“I’m Actually Pretty Impressed”: Henry Cavill’s Panned Spy Comedy With 33% RT Score Gets Positive Review From VFX Artists For Its Goofiest Scene

Henry Cavill has had a wide range of roles across several genres, from playing Superman in the DCEU, monster hunter Geralt of Rivia in The Witcher, and Sherlock Holmes in the Enola Holmes movie series. Most importantly, he has also seen himself take on several roles across the spy genre. This comes considering that he was, at one point, shortlisted as a possible James Bond before losing the role to Daniel Craig in the mid-2000s.

Nevertheless, the actor has explored the genre in many ways beyond James Bond. Not only has Cavill taken on the leading archetype of suave gentleman spy as Napoleon Solo in The Man From U.N.C.L.E, but he also portrayed World War II SAS hero Gus March-Phillipps in The Ministry of Ungentlemanly Warfare with frequent collaborator Guy Ritchie.

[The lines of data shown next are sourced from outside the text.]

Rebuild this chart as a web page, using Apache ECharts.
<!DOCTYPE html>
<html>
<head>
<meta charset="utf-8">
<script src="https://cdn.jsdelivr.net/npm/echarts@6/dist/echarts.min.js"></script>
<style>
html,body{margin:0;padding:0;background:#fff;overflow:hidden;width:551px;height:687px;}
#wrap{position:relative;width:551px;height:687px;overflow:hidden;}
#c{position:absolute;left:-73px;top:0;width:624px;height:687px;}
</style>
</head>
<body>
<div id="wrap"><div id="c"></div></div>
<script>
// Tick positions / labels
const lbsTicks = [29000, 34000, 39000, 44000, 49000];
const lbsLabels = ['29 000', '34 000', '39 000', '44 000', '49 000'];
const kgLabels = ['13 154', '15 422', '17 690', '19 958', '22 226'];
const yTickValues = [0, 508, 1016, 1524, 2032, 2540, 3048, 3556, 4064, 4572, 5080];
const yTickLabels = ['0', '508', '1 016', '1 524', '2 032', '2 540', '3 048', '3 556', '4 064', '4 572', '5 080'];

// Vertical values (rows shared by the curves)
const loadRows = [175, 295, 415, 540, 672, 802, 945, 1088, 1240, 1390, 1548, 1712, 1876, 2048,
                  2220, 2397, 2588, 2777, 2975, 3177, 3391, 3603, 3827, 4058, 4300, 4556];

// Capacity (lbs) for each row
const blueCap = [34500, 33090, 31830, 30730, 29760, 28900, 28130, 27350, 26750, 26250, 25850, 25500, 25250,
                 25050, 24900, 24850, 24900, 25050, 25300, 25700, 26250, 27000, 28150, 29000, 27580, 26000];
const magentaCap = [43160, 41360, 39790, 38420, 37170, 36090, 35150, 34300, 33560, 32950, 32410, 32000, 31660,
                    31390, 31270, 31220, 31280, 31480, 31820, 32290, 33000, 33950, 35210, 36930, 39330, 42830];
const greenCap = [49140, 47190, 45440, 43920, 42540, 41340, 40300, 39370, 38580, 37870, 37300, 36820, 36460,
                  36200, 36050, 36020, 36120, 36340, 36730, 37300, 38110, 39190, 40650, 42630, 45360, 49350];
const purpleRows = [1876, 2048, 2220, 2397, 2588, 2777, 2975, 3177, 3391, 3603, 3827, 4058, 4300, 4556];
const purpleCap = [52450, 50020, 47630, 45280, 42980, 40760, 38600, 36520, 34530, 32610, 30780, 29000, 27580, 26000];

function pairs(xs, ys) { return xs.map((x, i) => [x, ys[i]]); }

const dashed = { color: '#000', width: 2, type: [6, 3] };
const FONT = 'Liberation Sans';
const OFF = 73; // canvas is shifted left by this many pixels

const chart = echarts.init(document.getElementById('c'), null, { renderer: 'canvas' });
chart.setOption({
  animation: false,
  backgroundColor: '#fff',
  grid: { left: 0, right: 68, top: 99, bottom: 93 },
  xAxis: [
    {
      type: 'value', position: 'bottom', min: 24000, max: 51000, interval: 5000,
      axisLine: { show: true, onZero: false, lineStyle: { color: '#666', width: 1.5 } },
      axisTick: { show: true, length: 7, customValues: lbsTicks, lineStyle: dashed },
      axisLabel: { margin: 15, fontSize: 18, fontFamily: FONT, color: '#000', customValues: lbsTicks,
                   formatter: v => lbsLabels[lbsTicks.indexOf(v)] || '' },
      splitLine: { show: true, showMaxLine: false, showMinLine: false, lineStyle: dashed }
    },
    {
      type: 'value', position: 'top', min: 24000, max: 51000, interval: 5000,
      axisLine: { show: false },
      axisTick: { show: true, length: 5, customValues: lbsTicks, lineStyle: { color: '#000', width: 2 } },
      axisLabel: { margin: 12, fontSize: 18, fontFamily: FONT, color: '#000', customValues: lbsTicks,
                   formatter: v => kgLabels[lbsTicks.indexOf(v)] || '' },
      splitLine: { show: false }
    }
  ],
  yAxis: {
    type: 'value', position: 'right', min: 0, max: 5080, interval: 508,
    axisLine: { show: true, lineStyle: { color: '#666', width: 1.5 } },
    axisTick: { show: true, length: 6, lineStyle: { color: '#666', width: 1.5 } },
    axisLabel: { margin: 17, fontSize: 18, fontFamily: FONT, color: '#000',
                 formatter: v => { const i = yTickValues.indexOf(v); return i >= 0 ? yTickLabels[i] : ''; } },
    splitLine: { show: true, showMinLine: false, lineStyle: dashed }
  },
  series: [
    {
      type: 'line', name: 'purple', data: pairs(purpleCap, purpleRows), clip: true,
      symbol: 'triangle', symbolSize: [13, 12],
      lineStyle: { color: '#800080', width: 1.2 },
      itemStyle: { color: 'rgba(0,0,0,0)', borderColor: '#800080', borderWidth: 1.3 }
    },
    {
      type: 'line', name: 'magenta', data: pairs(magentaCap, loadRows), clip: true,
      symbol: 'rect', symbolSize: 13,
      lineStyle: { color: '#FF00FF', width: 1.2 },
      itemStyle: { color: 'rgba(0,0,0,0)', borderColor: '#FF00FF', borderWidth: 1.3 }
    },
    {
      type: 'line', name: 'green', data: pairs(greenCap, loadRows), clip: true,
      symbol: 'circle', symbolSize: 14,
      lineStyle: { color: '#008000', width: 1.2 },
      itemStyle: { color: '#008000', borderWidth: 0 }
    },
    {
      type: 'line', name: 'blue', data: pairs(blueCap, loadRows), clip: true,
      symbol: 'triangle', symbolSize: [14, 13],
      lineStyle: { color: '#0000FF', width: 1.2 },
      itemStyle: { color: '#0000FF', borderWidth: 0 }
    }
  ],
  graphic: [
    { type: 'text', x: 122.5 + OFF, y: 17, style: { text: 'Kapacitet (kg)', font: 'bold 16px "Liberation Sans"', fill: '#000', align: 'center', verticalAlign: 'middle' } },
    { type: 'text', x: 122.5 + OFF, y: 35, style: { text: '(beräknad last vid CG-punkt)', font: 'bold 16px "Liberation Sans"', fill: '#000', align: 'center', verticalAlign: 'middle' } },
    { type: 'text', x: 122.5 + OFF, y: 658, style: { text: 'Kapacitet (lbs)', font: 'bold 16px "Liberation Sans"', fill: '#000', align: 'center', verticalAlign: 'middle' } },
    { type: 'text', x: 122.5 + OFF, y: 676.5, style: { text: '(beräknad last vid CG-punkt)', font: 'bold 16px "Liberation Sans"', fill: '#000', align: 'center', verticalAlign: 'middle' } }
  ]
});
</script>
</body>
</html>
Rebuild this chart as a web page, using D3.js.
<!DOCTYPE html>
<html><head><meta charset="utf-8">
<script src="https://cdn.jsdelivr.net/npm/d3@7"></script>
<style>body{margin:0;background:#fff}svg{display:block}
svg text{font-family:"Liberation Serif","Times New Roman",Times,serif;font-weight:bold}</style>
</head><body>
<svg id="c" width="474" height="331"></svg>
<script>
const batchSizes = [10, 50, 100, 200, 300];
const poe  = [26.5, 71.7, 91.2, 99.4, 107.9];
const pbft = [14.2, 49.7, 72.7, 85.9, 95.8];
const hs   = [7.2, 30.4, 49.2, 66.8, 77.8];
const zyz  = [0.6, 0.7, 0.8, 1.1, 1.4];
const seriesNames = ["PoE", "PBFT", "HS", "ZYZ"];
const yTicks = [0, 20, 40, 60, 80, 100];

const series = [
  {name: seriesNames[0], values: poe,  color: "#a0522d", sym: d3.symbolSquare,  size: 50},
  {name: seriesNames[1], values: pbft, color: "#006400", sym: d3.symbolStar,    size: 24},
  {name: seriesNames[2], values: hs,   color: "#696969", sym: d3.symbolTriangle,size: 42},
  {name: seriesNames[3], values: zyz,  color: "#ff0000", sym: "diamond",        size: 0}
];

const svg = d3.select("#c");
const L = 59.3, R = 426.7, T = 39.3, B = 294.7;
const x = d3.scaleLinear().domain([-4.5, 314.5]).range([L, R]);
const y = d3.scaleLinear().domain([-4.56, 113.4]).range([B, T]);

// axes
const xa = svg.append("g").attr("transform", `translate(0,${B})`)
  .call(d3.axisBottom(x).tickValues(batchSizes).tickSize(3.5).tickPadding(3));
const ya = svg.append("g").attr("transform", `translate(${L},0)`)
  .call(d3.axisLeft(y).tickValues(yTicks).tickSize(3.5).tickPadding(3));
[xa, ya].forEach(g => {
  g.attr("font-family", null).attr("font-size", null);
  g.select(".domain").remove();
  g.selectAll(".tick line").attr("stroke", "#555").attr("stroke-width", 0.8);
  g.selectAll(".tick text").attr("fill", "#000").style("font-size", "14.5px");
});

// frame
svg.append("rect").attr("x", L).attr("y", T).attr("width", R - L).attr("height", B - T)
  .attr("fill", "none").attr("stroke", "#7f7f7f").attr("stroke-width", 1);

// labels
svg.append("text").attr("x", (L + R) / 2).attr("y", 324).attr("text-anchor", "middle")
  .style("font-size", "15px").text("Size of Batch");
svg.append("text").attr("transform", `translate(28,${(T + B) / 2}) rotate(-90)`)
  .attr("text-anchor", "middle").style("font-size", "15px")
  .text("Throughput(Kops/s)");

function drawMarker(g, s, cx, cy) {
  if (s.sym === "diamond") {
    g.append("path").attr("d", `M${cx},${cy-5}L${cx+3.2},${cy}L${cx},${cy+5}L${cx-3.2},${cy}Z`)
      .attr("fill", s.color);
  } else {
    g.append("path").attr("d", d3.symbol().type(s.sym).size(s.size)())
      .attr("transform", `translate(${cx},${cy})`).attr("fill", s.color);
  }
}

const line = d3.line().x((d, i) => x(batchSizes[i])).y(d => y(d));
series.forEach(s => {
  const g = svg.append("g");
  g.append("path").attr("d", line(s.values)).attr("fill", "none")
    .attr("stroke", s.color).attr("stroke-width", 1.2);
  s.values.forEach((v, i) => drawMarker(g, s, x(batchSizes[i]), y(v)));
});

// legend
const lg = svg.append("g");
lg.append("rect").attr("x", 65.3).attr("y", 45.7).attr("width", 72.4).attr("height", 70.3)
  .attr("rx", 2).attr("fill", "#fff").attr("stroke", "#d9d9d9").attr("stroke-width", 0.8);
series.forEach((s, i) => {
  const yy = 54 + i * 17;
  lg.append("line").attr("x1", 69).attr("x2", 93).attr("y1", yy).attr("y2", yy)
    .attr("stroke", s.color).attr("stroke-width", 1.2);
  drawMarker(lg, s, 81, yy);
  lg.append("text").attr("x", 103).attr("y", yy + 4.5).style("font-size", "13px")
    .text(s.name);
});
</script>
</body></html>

The actor would also play the antagonistic CIA agent and foe to Tom Cruise’s Ethan Hunt August Walker in Mission: Impossible – Fallout. However, his 2024 return to the genre had a twist that proved to be too much for some audiences.

Corridor Crew Praises Argylle’s Most Outlandish Action Sequence

Argylle has received renewed praise for one of its standout sequences. While Cavill played the тιтular secret agent, Matthew Vaughn’s spy comedy didn’t actually focus on his character. Instead, it followed Bryce Dallas Howard’s author Elly Conway, as she is roped into a complicated international plot centered on her book’s potential to predict the future. The movie also featured Sam Rockwell, Bryan Cranston, Catherine O’Hara, Dua Lipa, and Samuel L. Jackson. Despite an all-star cast and high ambitions for its franchise’s future, Argylle‘s antics outstayed its welcome with its widely-derided plot, earning it 33% on Rotten Tomatoes and deeming it a flop.

However, Corridor Crew has looked beyond the critical consensus and turned their attention to its standout action sequence in the latest edition of their “VFX Artist React” video series, breaking down Elly’s oil-skating showdown with a group of henchmen. Despite the scene’s absurdity, Niko praised how carefully animated CG doubles and backdrops were implemented in the incredibly active sequence, even throughout the reflections on the oil, to maintain clear continuity. Building upon footage captured on an actual ice skating rink and motion capture studios for the close-ups, the carefully animated VFX left the team in awe:

Here’s the thing, they did all this on a real ice skating rink. This is filmed with a real ice skater doing the moves, and they’re comping in everything around them. They’re comping in the oil slick and the engine, The motion is super important here, they got what matters, which is they have a real person on ice skates, and like all the fluid sims and stuff like, tracked by hand. I don’t know, I’m actually pretty impressed with it, like it’s a goofy scene…

Our Thoughts On Argylle’s Oil-Skate Showdown

The Movie’s Stunts Were Developed By An Industry Icon


Sam Rockwell and Bryce Dallas Howard as Aiden and Elly Conway respectively from Argylle.

Despite its eye-catching cast and crew, Argylle was not the hit Vaughn had hoped for. Argylle‘s ending not only concluded with a strange world-shattering twist that implied that Elly and Cavill’s supposedly fictional Argylle co-existed all along, but its mid-credits scene suggested the latter had been an agent of Kingsman in his early career. While it’s not the franchise’s most infamous ending, it did leave audiences confused and diminished excitement for either series’ potential future.

Nevertheless, Elly’s oil-skating free-for-all has become the movie’s highlight that has shaken off its reputation online, as those who were left uninterested shared and praised it through social media. The Kingsman franchise has plenty of spectacular fights thanks to the talent of the late stunt coordinator Brad Allan, with Argylle being one of his final works in a long line of incredibly rhythmic and memorable action set-pieces. As such, Corridor Crew’s praise is not only a welcome celebration of painstaking VFX but also a deserved acknowledgment of a great artist’s final works.